▶

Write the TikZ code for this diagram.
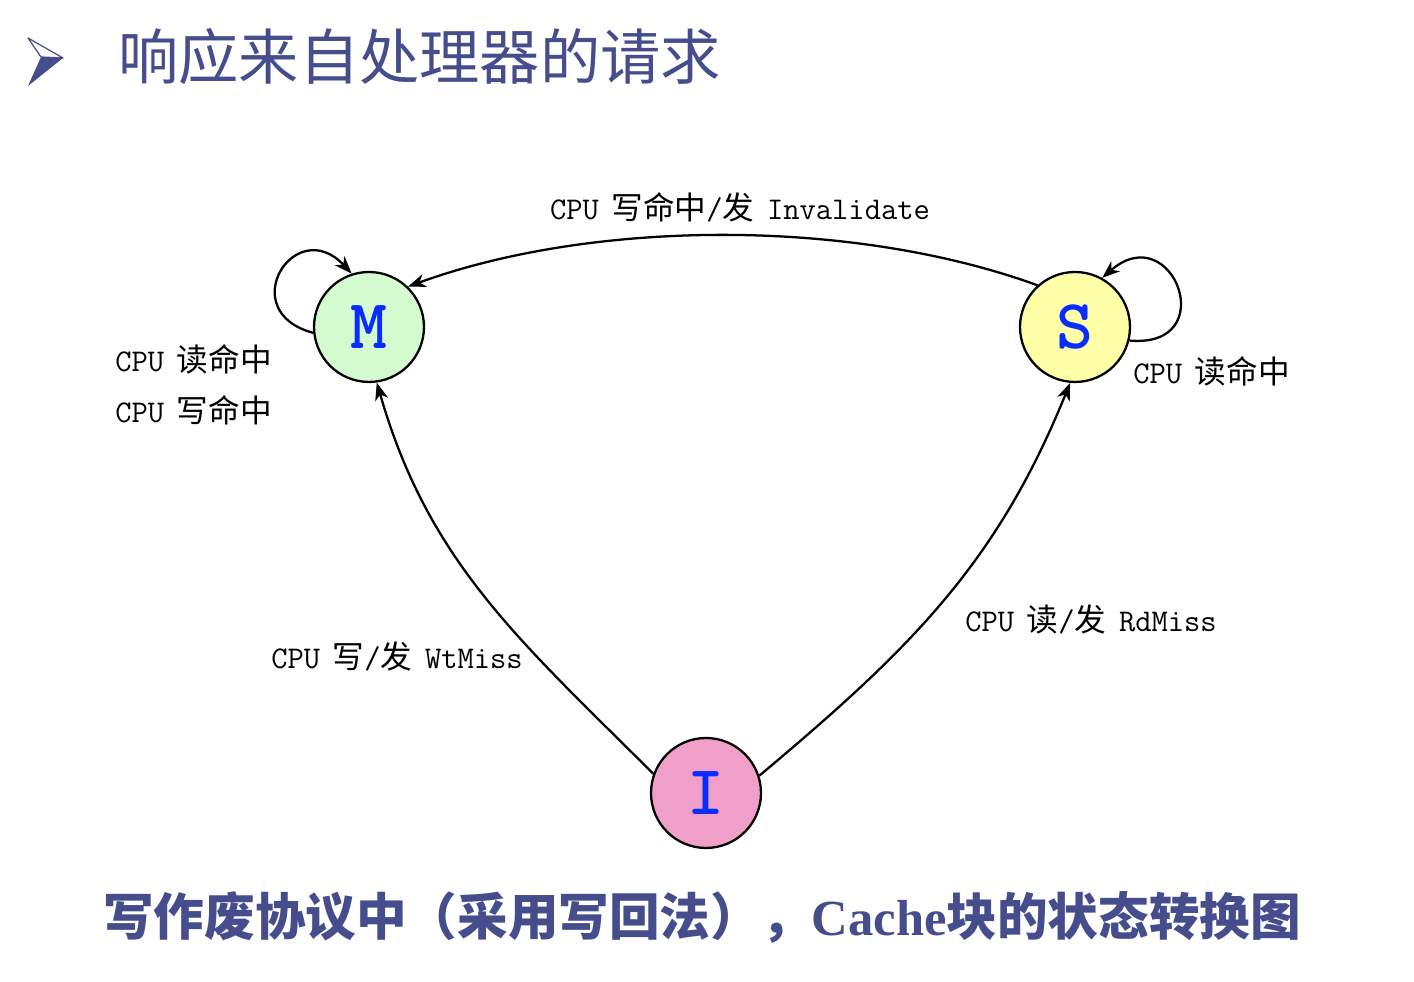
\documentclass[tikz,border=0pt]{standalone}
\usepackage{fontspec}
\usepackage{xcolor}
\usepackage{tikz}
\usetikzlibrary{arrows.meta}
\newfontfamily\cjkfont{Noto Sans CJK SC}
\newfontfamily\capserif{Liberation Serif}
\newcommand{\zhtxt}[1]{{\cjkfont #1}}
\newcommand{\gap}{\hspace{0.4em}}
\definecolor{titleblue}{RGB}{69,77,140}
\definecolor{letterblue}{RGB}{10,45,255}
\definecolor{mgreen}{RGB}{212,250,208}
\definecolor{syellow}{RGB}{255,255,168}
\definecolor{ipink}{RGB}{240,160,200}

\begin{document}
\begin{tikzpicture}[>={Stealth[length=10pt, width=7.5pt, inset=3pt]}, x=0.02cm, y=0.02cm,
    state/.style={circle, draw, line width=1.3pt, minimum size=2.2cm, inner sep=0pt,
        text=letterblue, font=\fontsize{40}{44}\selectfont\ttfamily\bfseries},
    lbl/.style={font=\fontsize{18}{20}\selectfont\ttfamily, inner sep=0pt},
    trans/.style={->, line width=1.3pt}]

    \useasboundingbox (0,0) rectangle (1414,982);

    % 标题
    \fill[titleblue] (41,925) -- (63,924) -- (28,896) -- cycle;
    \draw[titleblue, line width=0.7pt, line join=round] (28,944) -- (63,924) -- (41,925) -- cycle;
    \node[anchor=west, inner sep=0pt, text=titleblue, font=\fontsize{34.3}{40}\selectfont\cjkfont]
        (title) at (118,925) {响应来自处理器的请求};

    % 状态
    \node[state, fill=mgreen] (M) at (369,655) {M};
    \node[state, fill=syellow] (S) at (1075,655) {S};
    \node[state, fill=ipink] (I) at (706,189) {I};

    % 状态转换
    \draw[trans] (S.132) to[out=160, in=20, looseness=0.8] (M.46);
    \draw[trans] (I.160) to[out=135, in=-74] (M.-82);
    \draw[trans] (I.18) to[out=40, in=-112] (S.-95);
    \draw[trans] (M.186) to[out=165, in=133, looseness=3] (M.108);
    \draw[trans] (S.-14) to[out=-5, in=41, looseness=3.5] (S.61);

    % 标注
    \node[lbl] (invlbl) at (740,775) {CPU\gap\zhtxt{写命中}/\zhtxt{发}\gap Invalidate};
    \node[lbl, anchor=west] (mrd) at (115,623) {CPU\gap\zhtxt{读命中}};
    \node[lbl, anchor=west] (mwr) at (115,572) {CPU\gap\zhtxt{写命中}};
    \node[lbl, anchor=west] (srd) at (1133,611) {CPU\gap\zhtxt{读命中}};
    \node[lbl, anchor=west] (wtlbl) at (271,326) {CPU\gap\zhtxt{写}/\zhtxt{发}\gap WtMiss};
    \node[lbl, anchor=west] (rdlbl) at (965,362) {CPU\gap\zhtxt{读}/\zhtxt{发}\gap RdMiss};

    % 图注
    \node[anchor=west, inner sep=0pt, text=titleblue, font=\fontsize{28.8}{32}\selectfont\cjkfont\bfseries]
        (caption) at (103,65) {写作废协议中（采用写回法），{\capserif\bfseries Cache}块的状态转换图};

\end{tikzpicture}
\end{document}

◀
▶

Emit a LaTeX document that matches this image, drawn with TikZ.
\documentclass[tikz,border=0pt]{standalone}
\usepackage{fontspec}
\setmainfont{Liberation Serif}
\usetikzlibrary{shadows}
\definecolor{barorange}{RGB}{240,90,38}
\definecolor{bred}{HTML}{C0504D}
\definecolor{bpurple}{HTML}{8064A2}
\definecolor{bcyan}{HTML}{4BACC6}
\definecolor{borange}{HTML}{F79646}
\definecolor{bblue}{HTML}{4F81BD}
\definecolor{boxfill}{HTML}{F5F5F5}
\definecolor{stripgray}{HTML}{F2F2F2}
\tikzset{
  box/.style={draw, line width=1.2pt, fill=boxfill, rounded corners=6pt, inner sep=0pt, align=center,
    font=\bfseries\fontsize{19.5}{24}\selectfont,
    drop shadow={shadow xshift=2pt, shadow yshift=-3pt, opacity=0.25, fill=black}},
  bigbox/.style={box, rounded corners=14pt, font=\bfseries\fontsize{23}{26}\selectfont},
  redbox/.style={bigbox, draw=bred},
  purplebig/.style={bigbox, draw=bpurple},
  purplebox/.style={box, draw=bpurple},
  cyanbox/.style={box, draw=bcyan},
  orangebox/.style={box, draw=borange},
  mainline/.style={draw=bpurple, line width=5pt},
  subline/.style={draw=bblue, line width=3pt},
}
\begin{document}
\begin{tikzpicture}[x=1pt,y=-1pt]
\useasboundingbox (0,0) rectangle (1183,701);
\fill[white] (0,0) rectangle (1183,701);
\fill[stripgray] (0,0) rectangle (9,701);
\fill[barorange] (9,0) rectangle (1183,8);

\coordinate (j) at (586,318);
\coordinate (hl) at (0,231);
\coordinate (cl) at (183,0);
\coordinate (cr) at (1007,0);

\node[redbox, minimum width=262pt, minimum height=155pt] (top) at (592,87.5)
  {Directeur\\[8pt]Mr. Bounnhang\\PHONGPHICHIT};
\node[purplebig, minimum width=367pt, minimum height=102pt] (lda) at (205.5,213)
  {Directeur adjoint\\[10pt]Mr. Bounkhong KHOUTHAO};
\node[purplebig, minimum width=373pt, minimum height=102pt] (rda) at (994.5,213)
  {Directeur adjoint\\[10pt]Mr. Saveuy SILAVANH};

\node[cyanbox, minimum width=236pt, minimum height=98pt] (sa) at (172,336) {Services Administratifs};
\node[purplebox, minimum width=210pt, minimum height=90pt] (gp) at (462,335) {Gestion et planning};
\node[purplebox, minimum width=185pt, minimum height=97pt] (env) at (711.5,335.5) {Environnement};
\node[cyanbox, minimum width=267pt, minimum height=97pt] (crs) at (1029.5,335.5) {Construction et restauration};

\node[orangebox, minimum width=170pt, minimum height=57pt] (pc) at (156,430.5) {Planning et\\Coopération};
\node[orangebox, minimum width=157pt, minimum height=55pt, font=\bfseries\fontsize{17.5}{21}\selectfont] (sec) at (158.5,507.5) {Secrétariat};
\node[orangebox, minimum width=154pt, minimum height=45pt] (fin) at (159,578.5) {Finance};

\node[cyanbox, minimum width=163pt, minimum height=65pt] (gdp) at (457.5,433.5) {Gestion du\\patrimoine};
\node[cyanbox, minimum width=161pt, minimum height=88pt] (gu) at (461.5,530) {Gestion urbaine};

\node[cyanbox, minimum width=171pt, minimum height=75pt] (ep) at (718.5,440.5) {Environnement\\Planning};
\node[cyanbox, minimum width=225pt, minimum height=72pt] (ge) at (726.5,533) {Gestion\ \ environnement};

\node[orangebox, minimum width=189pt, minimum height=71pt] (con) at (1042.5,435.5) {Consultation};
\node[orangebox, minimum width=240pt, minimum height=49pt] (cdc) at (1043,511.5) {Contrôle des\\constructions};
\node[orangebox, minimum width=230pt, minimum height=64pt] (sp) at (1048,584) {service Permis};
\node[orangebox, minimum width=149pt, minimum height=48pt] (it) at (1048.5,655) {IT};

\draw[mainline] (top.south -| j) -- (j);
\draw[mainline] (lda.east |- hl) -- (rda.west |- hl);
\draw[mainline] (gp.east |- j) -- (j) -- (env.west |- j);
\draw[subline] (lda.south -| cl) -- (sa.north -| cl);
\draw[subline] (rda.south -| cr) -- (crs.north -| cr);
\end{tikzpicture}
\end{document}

◀
▶

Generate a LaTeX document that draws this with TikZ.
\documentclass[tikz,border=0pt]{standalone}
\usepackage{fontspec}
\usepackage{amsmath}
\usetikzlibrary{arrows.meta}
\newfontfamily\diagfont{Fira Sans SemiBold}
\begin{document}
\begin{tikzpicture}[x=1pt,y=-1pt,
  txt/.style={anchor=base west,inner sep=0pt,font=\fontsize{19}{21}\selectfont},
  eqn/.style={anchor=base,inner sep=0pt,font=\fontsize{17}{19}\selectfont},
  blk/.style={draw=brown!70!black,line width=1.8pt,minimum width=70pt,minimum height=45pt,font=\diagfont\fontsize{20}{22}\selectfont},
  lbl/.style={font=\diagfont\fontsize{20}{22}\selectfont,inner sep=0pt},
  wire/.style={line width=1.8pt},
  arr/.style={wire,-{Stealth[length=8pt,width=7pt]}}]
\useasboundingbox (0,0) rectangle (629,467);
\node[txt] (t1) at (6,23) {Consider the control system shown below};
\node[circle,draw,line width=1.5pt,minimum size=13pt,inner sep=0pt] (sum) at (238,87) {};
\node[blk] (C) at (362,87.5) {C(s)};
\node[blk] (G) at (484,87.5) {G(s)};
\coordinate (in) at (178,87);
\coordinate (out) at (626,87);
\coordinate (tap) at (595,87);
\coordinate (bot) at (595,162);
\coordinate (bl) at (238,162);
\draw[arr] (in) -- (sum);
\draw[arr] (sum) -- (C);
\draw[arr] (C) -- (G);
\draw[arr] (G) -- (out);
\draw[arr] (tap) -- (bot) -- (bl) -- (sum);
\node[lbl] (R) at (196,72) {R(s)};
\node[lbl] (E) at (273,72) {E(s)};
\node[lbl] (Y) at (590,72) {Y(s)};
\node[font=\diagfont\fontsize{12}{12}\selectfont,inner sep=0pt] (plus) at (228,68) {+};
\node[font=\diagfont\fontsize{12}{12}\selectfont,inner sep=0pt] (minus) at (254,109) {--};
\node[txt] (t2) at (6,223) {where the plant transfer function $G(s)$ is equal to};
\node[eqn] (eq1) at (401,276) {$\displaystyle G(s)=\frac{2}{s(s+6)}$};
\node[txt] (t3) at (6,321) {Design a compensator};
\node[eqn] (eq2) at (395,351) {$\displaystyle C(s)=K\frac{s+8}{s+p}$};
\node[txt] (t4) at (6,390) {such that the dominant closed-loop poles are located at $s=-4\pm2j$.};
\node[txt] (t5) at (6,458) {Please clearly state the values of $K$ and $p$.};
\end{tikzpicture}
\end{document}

◀

Exercise –
In the material above, show every line where the word "with" turns up.

Complete output –
Emit a LaTeX document that matches this image, drawn with TikZ.
Generate a LaTeX document that draws this with TikZ.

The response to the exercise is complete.